The Manning family would prefer to downplay the meeting but the stakes are high and the loser may have to live with the legacy for not days, but years. The Giants and Colts aren't scheduled to meet again until 2010.

"I don't know how I'll feel, we've never done this before," Archie said. "But I look at it as an honor and we're going to have fun with it. Everybody's hoping for a good game and that nobody gets hurt."

Teammates and coaches of the Mannings wouldn't mind if one could offer a few secrets about the other.

"Absolutely," Colts coach Tony Dungy said. "We're in this to win and I'm sure they are, too. Really, Peyton's more concerned with their defense and how to block those two guys (Michael Strahan and Osi Umenyiora) and what we will do on offense. I'm sure they're the same way."

Peyton and Eli both said during the preseason they're more concerned with the opposing defensive ends than their own showdown. Strahan and Umenyiora are Pro Bowlers, as is Indianapolis' Dwight Freeney. And Robert Mathis, the Colts' other starting defensive end, had more tackles than Freeney, 11 1/2 sacks, 13 pressures and eight forced fumbles -- all career highs despite averaging about 20 plays per game and missing the last three contests with a sore foot.

Peyton's teammates aren't planning to give their quarterback's younger brother any special treatment.

"We can't hit ours, so we've got to hit one of them," Mathis said.

The Colts should field one of the NFL's better offenses again with receivers Marvin Harrison and Reggie Wayne returning. There are some concerns, though.

Dominic Rhodes and Joseph Addai are expected to share the burden of replacing Edgerrin James, the franchise's career rushing leader who signed with Arizona as a free agent. Rhodes, a veteran, and Addai, the Colts' first-round pick, combined to rush for just 78 yards on 38 carries in four preseason games.

The Colts signed Adam Vinatieri, the NFL's best clutch kicker, to replace Mike Vanderjagt. Indianapolis hopes Vinatieri's addition will do three things: add a proven kicker for the playoffs, where Vanderjagt endured his greatest failures; provide better kickoffs, a concern for the Colts over the past several seasons, and eliminate the controversy the brash Vanderjagt occasionally created.

Expectations are also high for the Giants after winning the NFC East last season.

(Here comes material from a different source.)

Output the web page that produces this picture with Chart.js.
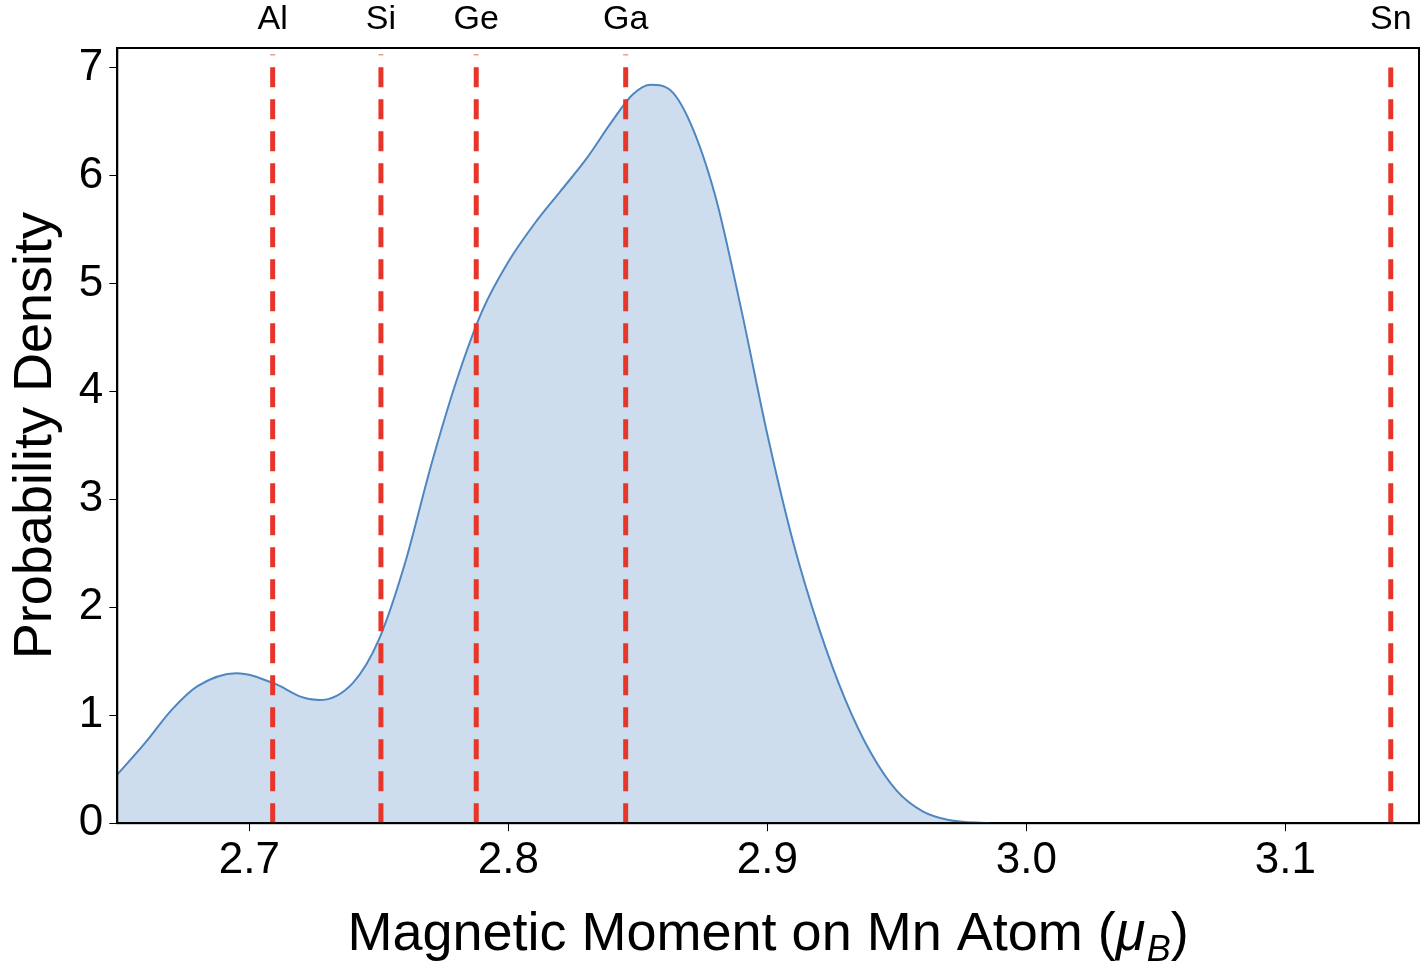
<!DOCTYPE html>
<html lang="en">
<head>
<meta charset="UTF-8" />
<title>Magnetic moment KDE</title>
<style>
  body { margin: 0; background: #fff; }
  .wrap { width: 1425px; height: 975px; }
</style>
</head>
<body>
<div class="wrap"><canvas id="c"></canvas></div>
<script src="https://cdn.jsdelivr.net/npm/chart.js"></script>
<script>
// KDE curve
const kdeX = [2.649, 2.66, 2.67, 2.68, 2.695, 2.71, 2.72, 2.727, 2.74, 2.75, 2.76, 2.77, 2.78, 2.79, 2.80,
  2.81, 2.82, 2.83, 2.84, 2.848, 2.855, 2.862, 2.87, 2.88, 2.89, 2.90, 2.91, 2.92, 2.93, 2.94, 2.95, 2.96, 2.97, 2.986];
const kdeY = [0.45, 0.75, 1.05, 1.27, 1.39, 1.29, 1.17, 1.14, 1.3, 1.7, 2.4, 3.3, 4.1, 4.75, 5.2,
  5.55, 5.85, 6.15, 6.5, 6.75, 6.84, 6.8, 6.5, 5.8, 4.75, 3.6, 2.6, 1.8, 1.15, 0.65, 0.3, 0.11, 0.03, 0.0];

const elements = ['Al', 'Si', 'Ge', 'Ga', 'Sn'];
const elementX = [2.709, 2.7508, 2.7876, 2.8453, 3.1407];
const lineTop = [7.12, 7.12, 7.12, 7.12, 7.0];

const xTicks = [2.7, 2.8, 2.9, 3.0, 3.1];
const yTicks = [0, 1, 2, 3, 4, 5, 6, 7];

const FONT = "'Liberation Sans', Arial, sans-serif";

const datasets = [{
  data: kdeX.map((x, i) => ({ x, y: kdeY[i] })),
  borderColor: '#4f86c0',
  backgroundColor: 'rgba(79,134,192,0.28)',
  borderWidth: 2,
  fill: 'origin',
  cubicInterpolationMode: 'monotone',
  pointRadius: 0,
  order: 2
}];
elementX.forEach((x, i) => {
  datasets.push({
    data: [{ x, y: 0 }, { x, y: lineTop[i] }],
    borderColor: '#e8352a',
    borderWidth: 5,
    borderDash: [20, 12],
    pointRadius: 0,
    fill: false,
    order: 1
  });
});

const extras = {
  id: 'extras',
  afterDraw(chart) {
    const { ctx, chartArea: a, scales } = chart;
    ctx.save();
    ctx.strokeStyle = '#000';
    ctx.lineWidth = 2;
    ctx.strokeRect(a.left, a.top, a.right - a.left, a.bottom - a.top);
    ctx.fillStyle = '#000';
    ctx.font = '34px ' + FONT;
    ctx.textAlign = 'center';
    ctx.textBaseline = 'middle';
    elements.forEach((name, i) => {
      ctx.fillText(name, scales.x.getPixelForValue(elementX[i]), 20);
    });
    // x axis title with subscript
    const main = 'Magnetic Moment on Mn Atom (';
    ctx.font = '54px ' + FONT;
    const w1 = ctx.measureText(main).width;
    const wMu = ctx.measureText('μ').width;
    ctx.font = 'italic 36px ' + FONT;
    const wB = ctx.measureText('B').width;
    ctx.font = '54px ' + FONT;
    const wEnd = ctx.measureText(')').width;
    const total = w1 + wMu + wB + wEnd;
    let x = (a.left + a.right) / 2 - total / 2;
    const y = 935;
    ctx.textAlign = 'left';
    ctx.fillText(main, x, y); x += w1;
    ctx.font = 'italic 54px ' + FONT;
    ctx.fillText('μ', x, y); x += wMu;
    ctx.font = 'italic 36px ' + FONT;
    ctx.fillText('B', x, y + 16); x += wB;
    ctx.font = '54px ' + FONT;
    ctx.fillText(')', x, y);
    ctx.restore();
  }
};

new Chart(document.getElementById('c'), {
  type: 'line',
  data: { datasets },
  options: {
    responsive: true,
    maintainAspectRatio: false,
    animation: false,
    layout: { padding: { top: 48, right: 6, left: 0, bottom: 85 } },
    plugins: { legend: { display: false }, tooltip: { enabled: false } },
    scales: {
      x: {
        type: 'linear',
        min: 2.649, max: 3.1516,
        afterBuildTicks: s => { s.ticks = xTicks.map(v => ({ value: v })); },
        ticks: { font: { size: 44, family: FONT }, color: '#000', callback: v => v.toFixed(1), maxRotation: 0 },
        grid: { drawOnChartArea: false, tickLength: 8, color: '#000' },
        border: { color: '#000', width: 2 }
      },
      y: {
        min: 0, max: 7.18,
        afterBuildTicks: s => { s.ticks = yTicks.map(v => ({ value: v })); },
        ticks: { font: { size: 44, family: FONT }, color: '#000', padding: 6 },
        grid: { drawOnChartArea: false, tickLength: 8, color: '#000' },
        border: { color: '#000', width: 2 },
        title: { display: true, text: 'Probability Density', font: { size: 54, family: FONT }, color: '#000', padding: { bottom: 4 } }
      }
    }
  },
  plugins: [extras]
});
</script>
</body>
</html>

"Super Bowl. That's all I care about, Super Bowl," Giants running back Tiki Barber said.

The offense returns all 11 starters from a unit that scored the second-most points (422) in franchise history. With all its weapons, though, the offense struggled in a 23-0 playoff loss to the Panthers.

Eli, whose 24 touchdown passes last season was the most by a Giant since Fran Tarkenton threw 29 in 1967, was limited to 113 yards passing and sacked four times. Barber, who rushed for a team-record 1,860 yards, was held to a season-low 41 yards rushing.

Jeremy Shockey, whose 65 receptions earned him a third Pro Bowl berth in four years, also needs to avoid nagging injuries that have slowed him the past few seasons.

Strahan and Umenyiora apparently will have more help this year on defense.

Middle linebacker Antonio Pierce is healthy again, LaVar Arrington was signed to a $49 million contract to play beside Pierce, and the secondary was revamped and improved with the free-agent signings of cornerbacks Sam Madison and R.W. McQuarters and safety Will Demps.

The Giants beat the Colts 44-27 in Indianapolis on Dec. 22, 2002, in the last meeting between the teams.